■ INSTRUCTION
In the listing below, count each line containing "this" and answer with the count only.

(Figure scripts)
=======

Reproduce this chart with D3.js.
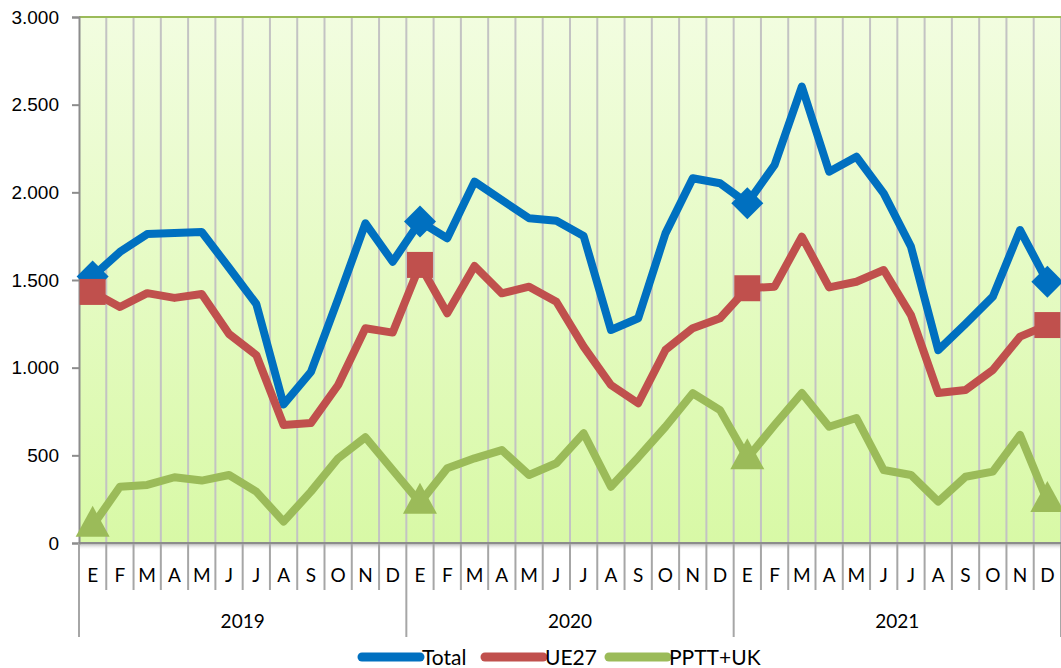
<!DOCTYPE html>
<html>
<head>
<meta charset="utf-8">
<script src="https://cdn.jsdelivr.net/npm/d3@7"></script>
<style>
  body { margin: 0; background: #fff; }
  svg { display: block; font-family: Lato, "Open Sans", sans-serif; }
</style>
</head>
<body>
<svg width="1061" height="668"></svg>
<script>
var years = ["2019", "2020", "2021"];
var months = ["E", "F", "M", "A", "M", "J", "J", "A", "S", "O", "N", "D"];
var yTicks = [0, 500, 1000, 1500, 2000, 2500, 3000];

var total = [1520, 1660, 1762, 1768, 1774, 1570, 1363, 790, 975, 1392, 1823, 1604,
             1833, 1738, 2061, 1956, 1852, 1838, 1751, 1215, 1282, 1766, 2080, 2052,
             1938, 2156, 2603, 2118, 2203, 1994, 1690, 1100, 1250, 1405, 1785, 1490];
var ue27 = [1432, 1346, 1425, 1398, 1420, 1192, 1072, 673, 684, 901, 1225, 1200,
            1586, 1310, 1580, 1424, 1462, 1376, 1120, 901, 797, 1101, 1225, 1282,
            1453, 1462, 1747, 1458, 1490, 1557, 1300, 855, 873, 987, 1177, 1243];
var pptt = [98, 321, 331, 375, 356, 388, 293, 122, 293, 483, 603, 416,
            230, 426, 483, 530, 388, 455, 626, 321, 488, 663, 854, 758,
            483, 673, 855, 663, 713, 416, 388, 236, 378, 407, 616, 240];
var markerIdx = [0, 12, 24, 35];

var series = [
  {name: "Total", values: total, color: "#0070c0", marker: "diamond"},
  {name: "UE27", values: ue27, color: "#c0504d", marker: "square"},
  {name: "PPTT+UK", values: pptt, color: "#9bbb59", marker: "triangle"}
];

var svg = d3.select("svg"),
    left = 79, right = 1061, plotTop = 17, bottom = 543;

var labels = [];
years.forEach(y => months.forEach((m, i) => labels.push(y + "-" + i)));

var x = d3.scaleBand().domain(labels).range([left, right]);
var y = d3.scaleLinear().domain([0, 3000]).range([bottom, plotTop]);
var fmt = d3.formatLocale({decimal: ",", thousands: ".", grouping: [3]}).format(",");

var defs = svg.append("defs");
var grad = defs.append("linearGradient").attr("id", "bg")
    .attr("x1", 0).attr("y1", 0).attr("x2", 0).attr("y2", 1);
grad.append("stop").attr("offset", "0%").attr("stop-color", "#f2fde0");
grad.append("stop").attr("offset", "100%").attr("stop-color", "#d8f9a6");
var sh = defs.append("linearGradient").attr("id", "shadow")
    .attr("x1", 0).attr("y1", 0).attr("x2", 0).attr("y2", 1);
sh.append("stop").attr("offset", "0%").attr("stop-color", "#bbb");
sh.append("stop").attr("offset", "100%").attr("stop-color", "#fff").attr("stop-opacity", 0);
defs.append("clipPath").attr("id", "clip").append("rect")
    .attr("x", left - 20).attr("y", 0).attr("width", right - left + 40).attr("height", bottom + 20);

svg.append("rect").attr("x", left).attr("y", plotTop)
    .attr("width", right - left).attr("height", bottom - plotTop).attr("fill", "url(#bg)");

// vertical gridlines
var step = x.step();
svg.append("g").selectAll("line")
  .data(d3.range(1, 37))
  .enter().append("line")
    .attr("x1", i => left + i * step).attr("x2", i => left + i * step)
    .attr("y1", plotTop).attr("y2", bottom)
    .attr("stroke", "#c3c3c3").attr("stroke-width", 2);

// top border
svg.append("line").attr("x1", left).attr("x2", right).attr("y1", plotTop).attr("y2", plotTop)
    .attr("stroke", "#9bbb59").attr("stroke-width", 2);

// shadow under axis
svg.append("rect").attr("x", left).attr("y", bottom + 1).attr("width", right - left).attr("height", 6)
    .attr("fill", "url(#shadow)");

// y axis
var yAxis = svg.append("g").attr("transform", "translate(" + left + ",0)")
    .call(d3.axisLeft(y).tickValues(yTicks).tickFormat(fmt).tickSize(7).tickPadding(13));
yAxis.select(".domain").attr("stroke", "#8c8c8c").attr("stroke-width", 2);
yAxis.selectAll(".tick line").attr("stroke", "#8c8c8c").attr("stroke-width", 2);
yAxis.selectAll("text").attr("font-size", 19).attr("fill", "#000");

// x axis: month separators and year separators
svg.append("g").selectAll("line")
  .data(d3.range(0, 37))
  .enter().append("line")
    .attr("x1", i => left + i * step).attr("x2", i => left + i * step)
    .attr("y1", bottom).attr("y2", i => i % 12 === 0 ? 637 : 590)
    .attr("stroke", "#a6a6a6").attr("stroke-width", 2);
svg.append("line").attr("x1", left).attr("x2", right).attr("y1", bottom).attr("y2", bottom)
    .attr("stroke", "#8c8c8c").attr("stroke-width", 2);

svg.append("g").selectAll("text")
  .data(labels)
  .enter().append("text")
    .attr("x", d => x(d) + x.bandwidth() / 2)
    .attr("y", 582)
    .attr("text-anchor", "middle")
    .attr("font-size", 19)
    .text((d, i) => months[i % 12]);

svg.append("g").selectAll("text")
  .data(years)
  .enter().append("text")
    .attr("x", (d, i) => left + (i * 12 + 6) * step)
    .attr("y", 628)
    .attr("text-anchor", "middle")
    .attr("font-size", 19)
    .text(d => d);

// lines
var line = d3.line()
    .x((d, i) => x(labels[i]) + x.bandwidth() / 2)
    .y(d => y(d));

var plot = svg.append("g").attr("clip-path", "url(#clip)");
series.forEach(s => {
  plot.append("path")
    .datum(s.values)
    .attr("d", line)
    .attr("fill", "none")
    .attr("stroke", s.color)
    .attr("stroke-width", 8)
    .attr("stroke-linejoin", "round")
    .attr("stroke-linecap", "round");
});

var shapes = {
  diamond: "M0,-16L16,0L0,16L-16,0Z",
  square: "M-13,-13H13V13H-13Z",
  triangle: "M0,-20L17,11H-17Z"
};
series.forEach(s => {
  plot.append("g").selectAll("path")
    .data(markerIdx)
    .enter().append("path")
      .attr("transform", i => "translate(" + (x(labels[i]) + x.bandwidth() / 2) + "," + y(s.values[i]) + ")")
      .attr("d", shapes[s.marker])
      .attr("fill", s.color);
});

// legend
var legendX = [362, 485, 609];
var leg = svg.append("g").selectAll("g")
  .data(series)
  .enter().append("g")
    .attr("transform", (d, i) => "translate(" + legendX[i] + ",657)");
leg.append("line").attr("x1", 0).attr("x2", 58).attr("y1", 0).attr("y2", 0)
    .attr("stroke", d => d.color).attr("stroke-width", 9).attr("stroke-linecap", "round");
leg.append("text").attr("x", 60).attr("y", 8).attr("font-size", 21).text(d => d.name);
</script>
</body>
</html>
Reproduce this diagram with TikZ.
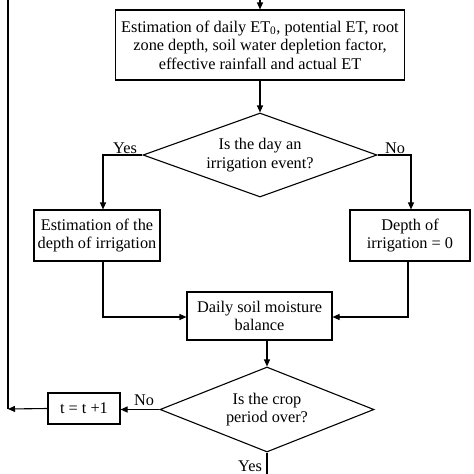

=======

■ FULL RESPONSE
2